There’s nothing like an amazing weight loss story to energize us all and motivate us to keep pushing. So we can hardly be blamed for wanting to just assume the story ends with “happily ever after.” Alas, life is not a fairy tale, and if you’ve ever tried to keep weight off, you know how difficult it can be. In fact, it’s so difficult, some wonder whether permanent sustainable weight loss is a myth…
Before you despair, let’s answer the question right now: yes, long-term weight loss is possible. It’s true, keeping weight off is an uphill battle; but we’re here to help you in the fight. Let’s face this issue head-on and see if we can come away feeling encouraged!
What qualifies as long-term weight loss?
There’s no hard-and-fast answer to this question, other than “the rest of your life.” A 2005 study defined “long-term weight loss” as a loss of “at least 10% of initial body weight” at least one year later. The study reported that 20% of overweight people are able to achieve this.
Things to point out here:
- There are lots of reasons to lose weight beyond how you’ll look.
- While you probably won’t be concerned with how you look in a bathing suit when you’re 75, weighing less and having lower blood pressure, less joint pain, etc. because of it will be better than the alternative.

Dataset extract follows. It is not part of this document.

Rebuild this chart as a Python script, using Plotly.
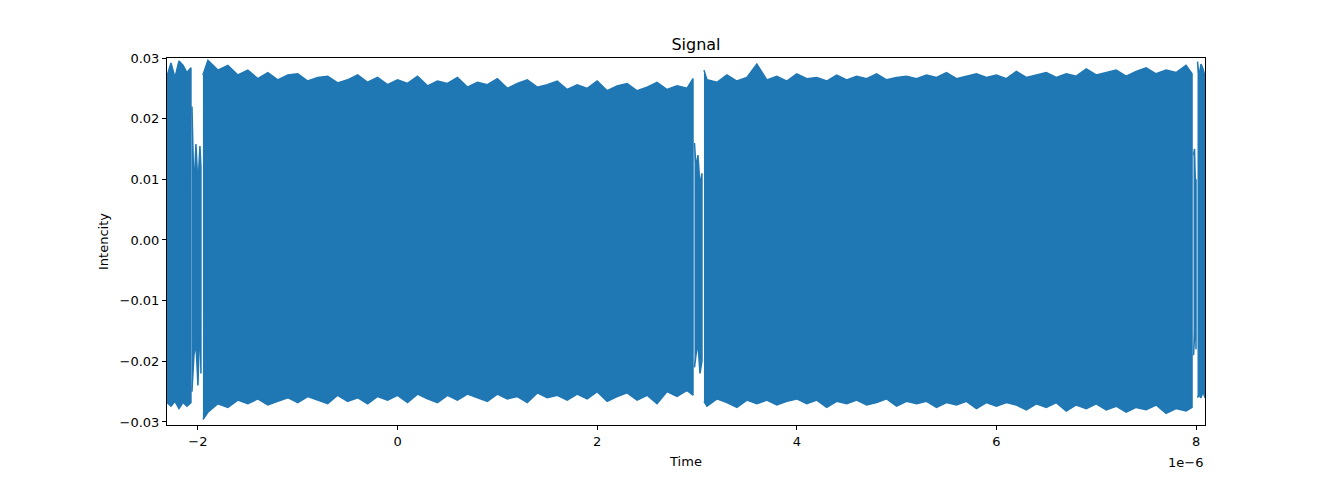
import plotly.graph_objects as go

# envelope of the signal
# time in 1e-6 s, intensity in 1e-3; the signal has three short dropouts
seg1_t = [-2.31, -2.27, -2.23, -2.19, -2.15, -2.11, -2.07]
seg1_up = [27.0, 29.2, 26.8, 29.5, 28.8, 27.6, 28.4]
seg1_lo = [-26.8, -27.4, -26.6, -27.8, -26.8, -27.4, -26.8]

gap1_t = [-2.06, -2.04, -2.02, -2.0, -1.98, -1.97]
gap1_up = [22.0, 8.0, 15.8, 9.0, 15.5, 12.0]
gap1_lo = [-25.0, -19.0, -17.0, -24.0, -13.0, -22.0]

seg2_t = [-1.95, -1.9, -1.8, -1.7, -1.6, -1.5, -1.4, -1.3, -1.2, -1.1,
          -1.0, -0.9, -0.8, -0.7, -0.6, -0.5, -0.4, -0.3, -0.2, -0.1,
          0.0, 0.1, 0.2, 0.3, 0.4, 0.5, 0.6, 0.7, 0.8, 0.9,
          1.0, 1.1, 1.2, 1.3, 1.4, 1.5, 1.6, 1.7, 1.8, 1.9,
          2.0, 2.1, 2.2, 2.3, 2.4, 2.5, 2.6, 2.7, 2.8, 2.9, 2.96]
seg2_up = [27.2, 29.6, 28.0, 28.8, 27.2, 28.0, 26.6, 27.6, 26.4, 27.2,
           27.4, 26.2, 26.8, 27.0, 25.9, 26.4, 27.2, 26.0, 26.8, 25.6,
           26.4, 25.8, 27.0, 25.4, 26.2, 25.8, 26.8, 25.2, 26.0, 25.6,
           26.6, 25.0, 25.8, 26.4, 25.2, 25.6, 26.2, 24.8, 25.6, 25.0,
           26.2, 24.6, 25.4, 25.8, 24.6, 25.2, 26.0, 24.8, 25.4, 25.0, 26.6]
seg2_lo = [-29.6, -28.4, -27.0, -27.6, -26.4, -27.0, -26.2, -27.2, -26.6, -26.0,
           -26.8, -25.8, -26.4, -27.0, -25.6, -26.6, -26.0, -27.0, -25.8, -26.4,
           -25.6, -26.8, -25.4, -26.2, -26.8, -25.6, -26.4, -25.4, -26.0, -26.6,
           -25.4, -26.2, -25.8, -26.8, -25.2, -26.0, -25.6, -26.4, -25.4, -26.2,
           -25.0, -26.6, -25.8, -25.2, -26.4, -25.6, -27.0, -25.0, -25.8, -24.8, -25.6]

gap2_t = [2.975, 2.99, 3.01, 3.03, 3.05]
gap2_up = [16.0, 12.0, 14.0, 9.0, 11.0]
gap2_lo = [-21.0, -19.0, -17.0, -22.0, -20.0]

seg3_t = [3.07, 3.1, 3.2, 3.3, 3.4, 3.5, 3.6, 3.7, 3.8, 3.9,
          4.0, 4.1, 4.2, 4.3, 4.4, 4.5, 4.6, 4.7, 4.8, 4.9,
          5.0, 5.1, 5.2, 5.3, 5.4, 5.5, 5.6, 5.7, 5.8, 5.9,
          6.0, 6.1, 6.2, 6.3, 6.4, 6.5, 6.6, 6.7, 6.8, 6.9,
          7.0, 7.1, 7.2, 7.3, 7.4, 7.5, 7.6, 7.7, 7.8, 7.9, 7.96]
seg3_up = [28.0, 26.4, 26.0, 27.2, 26.2, 26.8, 29.0, 26.4, 27.0, 26.2,
           27.4, 26.6, 26.8, 26.2, 27.2, 26.4, 27.0, 26.6, 27.4, 26.4,
           26.8, 27.0, 26.6, 27.2, 26.8, 27.6, 26.6, 27.0, 27.4, 26.8,
           27.2, 26.6, 27.8, 26.8, 27.2, 27.6, 26.8, 27.4, 27.0, 28.2,
           27.2, 27.6, 28.0, 27.0, 27.8, 28.4, 27.4, 28.0, 27.6, 28.8, 27.4]
seg3_lo = [-26.6, -27.4, -26.2, -26.8, -27.6, -26.4, -27.0, -26.4, -27.2, -26.6,
           -26.2, -27.0, -26.4, -27.6, -26.6, -27.0, -26.4, -27.2, -26.8, -26.2,
           -27.4, -26.6, -27.0, -26.6, -27.6, -26.8, -27.2, -26.6, -27.8, -26.8,
           -27.4, -26.8, -27.2, -28.0, -27.0, -27.6, -26.8, -28.2, -27.2, -27.8,
           -27.0, -28.0, -27.4, -28.4, -27.6, -28.0, -27.2, -28.6, -27.8, -28.2, -27.6]

gap3_t = [7.975, 7.985, 7.995, 8.0]
gap3_up = [14.0, 15.0, 8.0, 10.0]
gap3_lo = [-19.0, -16.0, -12.0, -18.0]

seg4_t = [8.015, 8.03, 8.05, 8.07, 8.09]
seg4_up = [29.4, 27.0, 29.0, 28.2, 27.0]
seg4_lo = [-26.0, -25.6, -26.0, -25.0, -26.0]

BLUE = "#1f77b4"

segments = [
    (seg1_t, seg1_up, seg1_lo), (gap1_t, gap1_up, gap1_lo),
    (seg2_t, seg2_up, seg2_lo), (gap2_t, gap2_up, gap2_lo),
    (seg3_t, seg3_up, seg3_lo), (gap3_t, gap3_up, gap3_lo),
    (seg4_t, seg4_up, seg4_lo),
]

fig = go.Figure()
for t, up, lo in segments:
    xs = t + t[::-1]
    ys = [v * 1e-3 for v in up] + [v * 1e-3 for v in lo[::-1]]
    fig.add_trace(go.Scatter(
        x=xs, y=ys, mode="lines", fill="toself", fillcolor=BLUE,
        line=dict(color=BLUE, width=1.5), hoverinfo="skip", showlegend=False,
    ))

axis_common = dict(
    showgrid=False, zeroline=False, showline=True, linecolor="black", linewidth=1,
    mirror=True, ticks="outside", ticklen=4, tickcolor="black", automargin=False,
    tickfont=dict(family="DejaVu Sans", size=13, color="black"),
)

fig.update_layout(
    width=1339, height=480,
    margin=dict(l=159, r=142, t=50, b=63),
    paper_bgcolor="white", plot_bgcolor="white",
    font=dict(family="DejaVu Sans", size=13, color="black"),
    title=dict(text="Signal", x=0.5138, xanchor="center", y=0.925, yanchor="middle",
               font=dict(size=16)),
    xaxis=dict(axis_common, range=[-2.31, 8.09], tickvals=[-2, 0, 2, 4, 6, 8],
               title=dict(text="Time", standoff=9, font=dict(size=13))),
    yaxis=dict(axis_common, range=[-0.0305, 0.0300],
               tickvals=[-0.03, -0.02, -0.01, 0, 0.01, 0.02, 0.03], tickformat=".2f",
               title=dict(text="Intencity", standoff=8, font=dict(size=13))),
    annotations=[dict(text="1e\u22126", xref="paper", yref="paper", x=1, y=-0.075,
                      xanchor="right", yanchor="top", showarrow=False, font=dict(size=13))],
)

fig.write_html("out.html")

- Our mentality is that lifestyle changes are for life, by definition. If you can’t stick to them, they have little value.

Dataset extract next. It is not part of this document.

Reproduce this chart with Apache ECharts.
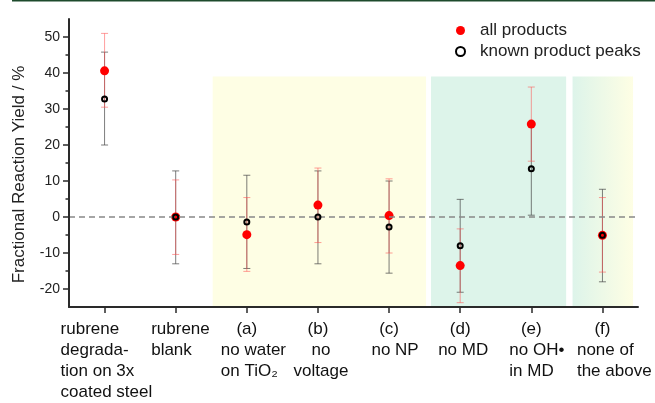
<!DOCTYPE html>
<html>
<head>
<meta charset="utf-8">
<script src="https://cdn.jsdelivr.net/npm/echarts@6/dist/echarts.min.js"></script>
<style>
html, body { margin: 0; padding: 0; background: #fff; }
#main { width: 655px; height: 403px; }
</style>
</head>
<body>
<div id="main"></div>
<script>
// categories along x
const categories = [
  'rubrene\ndegrada-\ntion on 3x\ncoated steel',
  'rubrene\nblank',
  '(a)\nno water\non TiO₂',
  '(b)\nno\nvoltage',
  '(c)\nno NP',
  '(d)\nno MD',
  '(e)\nno OH•\nin MD',
  '(f)\nnone of\nthe above'
];

// all products (red)
const allProducts = [40.6, 0, -4.9, 3.3, 0.4, -13.5, 25.8, -5.1];
const allLow      = [30.5, -10.4, -15.1, -7.1, -10.0, -23.8, 15.5, -15.3];
const allHigh     = [51.0, 10.3, 5.4, 13.6, 10.6, -3.3, 36.1, 5.4];

// known product peaks (black rings)
const knownPeaks = [32.8, 0, -1.4, 0, -2.8, -8.0, 13.4, -5.1];
const knownLow   = [20.0, -13.0, -14.3, -13.0, -15.6, -20.9, 0.5, -18.0];
const knownHigh  = [45.8, 12.8, 11.6, 12.8, 10.0, 4.9, 26.3, 7.7];

// y ticks
const yMajorTicks = [-20, -10, 0, 10, 20, 30, 40, 50];
const yMinorTicks = [-15, -5, 5, 15, 25, 35, 45];

// shaded condition groups, in category units (0..8) and y top
const bandFrom = [2.02, 5.09, 7.08];
const bandTo   = [5.02, 6.99, 7.93];
const bandTop  = 39;

const font = '"Liberation Sans", Arial, sans-serif';
const chart = echarts.init(document.getElementById('main'));

// x label layout: left-aligned blocks, parenthesised letters centred
const labelMode  = ['left', 'left', 'left', 'center', 'center', 'center', 'left', 'left'];
const labelShift = [2, 5, 7, 3, 6, 3, 6, 12];
const ctx = document.createElement('canvas').getContext('2d');
ctx.font = '17px ' + font;
const rich = {};
const labelLines = categories.map(c => c.split('\n'));
labelLines.forEach((lines, i) => {
  const body = lines.filter(l => !/^\(.\)$/.test(l));
  const w = Math.ceil(Math.max(...body.map(l => ctx.measureText(l).width)));
  rich['b' + i] = { width: w, align: labelMode[i], fontSize: 17, lineHeight: 21, fontFamily: font, color: '#111' };
  rich['s' + i] = { width: Math.max(1, 2 * labelShift[i]), align: labelMode[i], fontSize: 17, lineHeight: 21, fontFamily: font };
});

function errorSeries(low, high, color) {
  return {
    type: 'custom',
    silent: true,
    z: 3,
    data: low.map((l, i) => [i, l, high[i]]),
    encode: { x: 0, y: [1, 2] },
    renderItem: function (params, api) {
      const i = api.value(0);
      const lo = api.coord([i, api.value(1)]);
      const hi = api.coord([i, api.value(2)]);
      const hw = 3.5;
      const style = { stroke: color, lineWidth: 1, fill: null };
      return {
        type: 'group',
        children: [
          { type: 'line', shape: { x1: lo[0], y1: lo[1], x2: hi[0], y2: hi[1] }, style: style },
          { type: 'line', shape: { x1: lo[0] - hw, y1: lo[1], x2: lo[0] + hw, y2: lo[1] }, style: style },
          { type: 'line', shape: { x1: hi[0] - hw, y1: hi[1], x2: hi[0] + hw, y2: hi[1] }, style: style }
        ]
      };
    }
  };
}

const green = '#ddf4ea';
const yellow = '#fefee4';
const bandColors = [
  yellow,
  green,
  new echarts.graphic.LinearGradient(0, 0, 1, 0, [
    { offset: 0, color: green },
    { offset: 1, color: yellow }
  ])
];

const option = {
  backgroundColor: '#fff',
  animation: false,
  textStyle: { fontFamily: font },
  graphic: [{
    type: 'rect', left: 12, top: 0,
    shape: { width: 643, height: 1.5 },
    style: { fill: '#1d4a2c' }
  }],
  grid: { left: 69, right: 17, top: 19, bottom: 90 },
  legend: {
    orient: 'vertical',
    left: 450,
    top: 17,
    itemWidth: 9,
    itemHeight: 9,
    itemGap: 4,
    selectedMode: false,
    data: ['all products', 'known product peaks'],
    textStyle: { fontSize: 17, color: '#222', fontFamily: font, padding: [0, 0, 0, 10] }
  },
  xAxis: [{
    type: 'category',
    data: categories,
    boundaryGap: true,
    position: 'bottom',
    z: 10,
    axisLine: { show: true, onZero: false, lineStyle: { color: '#2a2a2a', width: 2 } },
    axisTick: { show: true, alignWithLabel: true, length: 6, interval: 0, lineStyle: { color: '#2a2a2a', width: 1.5 } },
    axisLabel: {
      interval: 0,
      margin: 12,
      fontSize: 17,
      lineHeight: 21,
      color: '#111',
      fontFamily: font,
      rich: rich,
      formatter: function (value, index) {
        return labelLines[index].map(l => /^\(.\)$/.test(l) ? l : '{s' + index + '| }{b' + index + '|' + l + '}').join('\n');
      }
    },
    splitLine: { show: false }
  }, {
    type: 'value', min: 0, max: 8, show: false, position: 'top'
  }],
  yAxis: [{
    type: 'value',
    min: -25,
    max: 55,
    z: 10,
    name: 'Fractional Reaction Yield / %',
    nameLocation: 'middle',
    nameGap: 41,
    nameTextStyle: { fontSize: 17, color: '#222', fontFamily: font, padding: [0, 23, 0, 0] },
    axisLine: { show: true, onZero: false, lineStyle: { color: '#2a2a2a', width: 2 } },
    axisTick: { show: true, length: 6, customValues: yMajorTicks, lineStyle: { color: '#2a2a2a', width: 1.5 } },
    axisLabel: { customValues: yMajorTicks, fontSize: 14, color: '#222', margin: 9, fontFamily: font },
    splitLine: { show: false }
  }, {
    type: 'value',
    min: -25,
    max: 55,
    position: 'left',
    z: 10,
    axisLine: { show: false, onZero: false },
    axisTick: { show: true, length: 3.5, customValues: yMinorTicks, lineStyle: { color: '#2a2a2a', width: 1.5 } },
    axisLabel: { show: false },
    splitLine: { show: false }
  }],
  series: [
    {
      type: 'line',
      xAxisIndex: 1,
      yAxisIndex: 0,
      data: [],
      silent: true,
      z: 0,
      markArea: {
        silent: true,
        data: bandFrom.map((f, i) => [
          { xAxis: f, yAxis: -25, itemStyle: { color: bandColors[i] } },
          { xAxis: bandTo[i], yAxis: bandTop }
        ])
      },
      markLine: {
        silent: true,
        symbol: 'none',
        label: { show: false },
        lineStyle: { type: [6, 4], color: '#888', width: 1.5 },
        data: [{ yAxis: 0 }]
      }
    },
    errorSeries(knownLow, knownHigh, 'rgba(70,70,70,0.7)'),
    errorSeries(allLow, allHigh, 'rgba(255,80,80,0.55)'),
    {
      name: 'all products',
      type: 'scatter',
      data: allProducts,
      symbol: 'circle',
      symbolSize: 9,
      z: 4,
      itemStyle: { color: '#ff0000', opacity: 1 }
    },
    {
      name: 'known product peaks',
      type: 'scatter',
      data: knownPeaks,
      symbol: 'circle',
      symbolSize: 5,
      z: 5,
      itemStyle: { color: 'rgba(0,0,0,0)', borderColor: '#000', borderWidth: 2, opacity: 1 }
    }
  ]
};
chart.setOption(option);
</script>
</body>
</html>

Why is it so hard to keep weight off?
It should be at least somewhat satisfying to learn that keeping weight off is not simply a matter of willpower. Your body actually works against you, slowing your metabolism as you lose weight so that you have to eat less not to gain weight. On top of that, it starts telling you you’re hungry all the time via hormones released to your brain.
So you’re not dreaming, your body is practically conspiring against you to keep you at the weight you’re at, even if that’s overweight or obese.

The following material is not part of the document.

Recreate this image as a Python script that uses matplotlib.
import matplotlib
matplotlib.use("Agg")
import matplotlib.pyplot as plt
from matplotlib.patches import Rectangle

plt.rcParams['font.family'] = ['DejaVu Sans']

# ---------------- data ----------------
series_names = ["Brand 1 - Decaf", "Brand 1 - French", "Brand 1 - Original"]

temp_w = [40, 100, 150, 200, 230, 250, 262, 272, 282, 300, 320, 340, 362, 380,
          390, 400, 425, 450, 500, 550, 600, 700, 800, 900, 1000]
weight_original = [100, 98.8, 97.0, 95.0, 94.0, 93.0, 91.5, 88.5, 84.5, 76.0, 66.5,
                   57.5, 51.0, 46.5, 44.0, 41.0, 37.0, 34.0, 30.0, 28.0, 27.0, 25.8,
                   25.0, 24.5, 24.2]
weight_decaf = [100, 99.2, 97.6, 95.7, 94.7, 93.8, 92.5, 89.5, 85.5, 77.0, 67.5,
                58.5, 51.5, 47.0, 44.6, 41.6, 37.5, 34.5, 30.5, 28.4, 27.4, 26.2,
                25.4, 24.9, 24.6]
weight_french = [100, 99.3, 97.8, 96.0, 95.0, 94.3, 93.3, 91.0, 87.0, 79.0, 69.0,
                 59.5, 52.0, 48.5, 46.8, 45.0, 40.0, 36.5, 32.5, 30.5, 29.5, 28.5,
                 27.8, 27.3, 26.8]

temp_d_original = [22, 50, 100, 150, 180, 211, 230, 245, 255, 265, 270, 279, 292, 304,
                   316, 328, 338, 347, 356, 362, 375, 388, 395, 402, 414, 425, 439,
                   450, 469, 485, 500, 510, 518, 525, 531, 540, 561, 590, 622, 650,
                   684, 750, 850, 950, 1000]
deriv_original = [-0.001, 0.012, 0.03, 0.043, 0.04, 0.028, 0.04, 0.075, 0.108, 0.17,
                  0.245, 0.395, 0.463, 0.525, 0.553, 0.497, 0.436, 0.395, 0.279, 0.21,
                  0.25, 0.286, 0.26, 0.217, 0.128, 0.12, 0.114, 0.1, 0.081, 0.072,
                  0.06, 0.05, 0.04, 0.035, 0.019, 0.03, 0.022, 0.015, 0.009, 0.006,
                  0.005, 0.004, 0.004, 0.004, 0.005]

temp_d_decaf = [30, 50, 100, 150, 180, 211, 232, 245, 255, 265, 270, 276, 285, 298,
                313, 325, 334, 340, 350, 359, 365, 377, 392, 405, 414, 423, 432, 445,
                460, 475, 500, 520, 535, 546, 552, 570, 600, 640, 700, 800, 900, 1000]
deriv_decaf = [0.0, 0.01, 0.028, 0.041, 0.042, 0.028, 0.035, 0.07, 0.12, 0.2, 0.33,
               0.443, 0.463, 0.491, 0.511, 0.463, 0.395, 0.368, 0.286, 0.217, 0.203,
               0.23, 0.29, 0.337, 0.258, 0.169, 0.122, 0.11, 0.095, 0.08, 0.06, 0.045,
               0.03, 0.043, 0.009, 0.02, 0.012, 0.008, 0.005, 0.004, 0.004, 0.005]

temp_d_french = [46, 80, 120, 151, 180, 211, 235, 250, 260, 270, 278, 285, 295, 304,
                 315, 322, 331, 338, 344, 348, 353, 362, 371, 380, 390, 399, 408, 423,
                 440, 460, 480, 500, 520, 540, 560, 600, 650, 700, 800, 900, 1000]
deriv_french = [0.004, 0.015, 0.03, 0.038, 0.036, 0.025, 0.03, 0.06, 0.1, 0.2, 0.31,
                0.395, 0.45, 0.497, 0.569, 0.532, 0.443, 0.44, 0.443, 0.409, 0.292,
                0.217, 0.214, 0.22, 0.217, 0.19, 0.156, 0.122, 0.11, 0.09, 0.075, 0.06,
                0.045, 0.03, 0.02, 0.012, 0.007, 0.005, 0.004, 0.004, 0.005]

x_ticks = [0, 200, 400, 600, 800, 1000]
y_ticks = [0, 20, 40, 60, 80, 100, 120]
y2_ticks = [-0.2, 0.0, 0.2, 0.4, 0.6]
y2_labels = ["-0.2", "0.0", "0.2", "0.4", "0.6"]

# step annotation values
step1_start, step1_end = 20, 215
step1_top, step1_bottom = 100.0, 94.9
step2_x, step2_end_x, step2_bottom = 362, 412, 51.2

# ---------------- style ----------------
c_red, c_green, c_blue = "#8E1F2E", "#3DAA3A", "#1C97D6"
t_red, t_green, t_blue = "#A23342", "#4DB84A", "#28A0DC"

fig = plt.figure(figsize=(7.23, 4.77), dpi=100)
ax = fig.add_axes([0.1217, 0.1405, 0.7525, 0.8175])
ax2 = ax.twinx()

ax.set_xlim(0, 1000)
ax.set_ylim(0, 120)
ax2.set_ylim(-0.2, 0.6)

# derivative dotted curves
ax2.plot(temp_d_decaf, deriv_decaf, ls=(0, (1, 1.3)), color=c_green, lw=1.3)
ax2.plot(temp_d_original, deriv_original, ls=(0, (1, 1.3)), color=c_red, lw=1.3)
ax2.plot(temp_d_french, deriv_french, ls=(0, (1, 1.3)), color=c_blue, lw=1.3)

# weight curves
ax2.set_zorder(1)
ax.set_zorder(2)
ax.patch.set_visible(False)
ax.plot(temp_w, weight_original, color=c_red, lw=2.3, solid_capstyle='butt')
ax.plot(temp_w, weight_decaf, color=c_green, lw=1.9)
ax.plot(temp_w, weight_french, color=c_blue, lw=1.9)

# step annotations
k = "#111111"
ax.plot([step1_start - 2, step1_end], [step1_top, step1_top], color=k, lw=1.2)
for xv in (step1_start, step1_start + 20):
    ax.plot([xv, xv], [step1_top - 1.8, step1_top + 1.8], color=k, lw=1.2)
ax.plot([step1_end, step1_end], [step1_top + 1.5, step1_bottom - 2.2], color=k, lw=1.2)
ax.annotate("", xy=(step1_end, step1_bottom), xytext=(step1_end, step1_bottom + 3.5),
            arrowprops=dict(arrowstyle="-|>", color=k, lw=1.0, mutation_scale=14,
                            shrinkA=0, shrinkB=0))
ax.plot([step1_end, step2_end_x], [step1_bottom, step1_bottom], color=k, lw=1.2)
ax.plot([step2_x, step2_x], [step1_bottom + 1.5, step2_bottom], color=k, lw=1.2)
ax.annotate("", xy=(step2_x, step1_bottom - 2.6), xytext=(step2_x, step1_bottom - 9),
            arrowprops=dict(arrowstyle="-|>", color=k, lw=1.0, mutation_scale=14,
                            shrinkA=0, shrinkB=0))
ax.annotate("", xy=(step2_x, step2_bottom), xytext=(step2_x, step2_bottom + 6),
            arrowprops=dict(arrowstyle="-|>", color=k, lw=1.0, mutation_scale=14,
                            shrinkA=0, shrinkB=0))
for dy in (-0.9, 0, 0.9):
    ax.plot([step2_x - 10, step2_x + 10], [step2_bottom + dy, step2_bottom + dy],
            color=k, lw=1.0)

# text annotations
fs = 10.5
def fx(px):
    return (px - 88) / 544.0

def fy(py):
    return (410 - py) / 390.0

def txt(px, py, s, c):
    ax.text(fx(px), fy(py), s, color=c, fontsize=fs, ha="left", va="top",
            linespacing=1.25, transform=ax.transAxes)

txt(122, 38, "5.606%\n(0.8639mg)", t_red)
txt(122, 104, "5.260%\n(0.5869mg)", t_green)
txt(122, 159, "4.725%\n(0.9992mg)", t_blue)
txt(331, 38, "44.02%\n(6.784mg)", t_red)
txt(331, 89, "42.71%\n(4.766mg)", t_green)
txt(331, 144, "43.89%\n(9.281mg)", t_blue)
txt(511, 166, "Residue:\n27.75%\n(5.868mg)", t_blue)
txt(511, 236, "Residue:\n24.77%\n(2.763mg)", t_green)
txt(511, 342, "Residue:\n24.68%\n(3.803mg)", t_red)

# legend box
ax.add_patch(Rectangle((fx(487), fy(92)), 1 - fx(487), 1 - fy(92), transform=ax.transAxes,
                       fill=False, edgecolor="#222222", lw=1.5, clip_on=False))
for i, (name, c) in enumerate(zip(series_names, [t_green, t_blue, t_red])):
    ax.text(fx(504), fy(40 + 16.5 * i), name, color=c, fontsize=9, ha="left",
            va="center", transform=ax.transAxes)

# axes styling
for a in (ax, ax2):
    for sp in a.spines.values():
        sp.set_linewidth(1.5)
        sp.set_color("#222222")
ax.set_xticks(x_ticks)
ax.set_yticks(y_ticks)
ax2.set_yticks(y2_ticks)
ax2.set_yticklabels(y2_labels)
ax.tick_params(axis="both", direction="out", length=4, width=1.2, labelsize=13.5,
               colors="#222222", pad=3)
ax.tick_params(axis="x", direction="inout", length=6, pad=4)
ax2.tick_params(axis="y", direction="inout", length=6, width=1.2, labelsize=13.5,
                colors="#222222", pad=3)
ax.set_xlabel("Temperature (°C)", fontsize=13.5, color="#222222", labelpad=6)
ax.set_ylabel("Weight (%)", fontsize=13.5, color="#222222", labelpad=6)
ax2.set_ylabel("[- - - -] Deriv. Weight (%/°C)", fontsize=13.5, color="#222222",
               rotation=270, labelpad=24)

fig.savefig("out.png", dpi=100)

What can I do to sustain weight loss?
As ever, losing weight comes down to burning more calories than you take in. Within that, however, there are ways to set yourself up for better odds of success:
- Set realistic goals and stay consistent. A 2017 study found that the people who lost consistent weight within the first 12 weeks of a weight loss program were more likely to maintain those losses up to two years later compared with those who fluctuated in their weight. So aim for something small but doable, even 1 pound per week.
- Make changes you’re likely to keep. You’ll know almost immediately if a diet change, for example, is something you can keep up for 25 years. A low-calorie dish that takes you two hours to make is low probability. Replacing soda with coconut or flavored water is high probability, because you can find these virtually anywhere you can find a Coke.
- Beware of binges. Look, cheat days are fine. As fitness folks we’re legally required to say you’re only cheating yourself, but hey, cheat days happen. However, in another unhelpful turn of biology, when you put on excess weight your fat cells enlarge, and you can even add fat cells. When you lose weight you can shrink fat cells, but you can’t get rid of them. So the sooner you commit to changing your diet and exercise habits, the easier weight loss will be.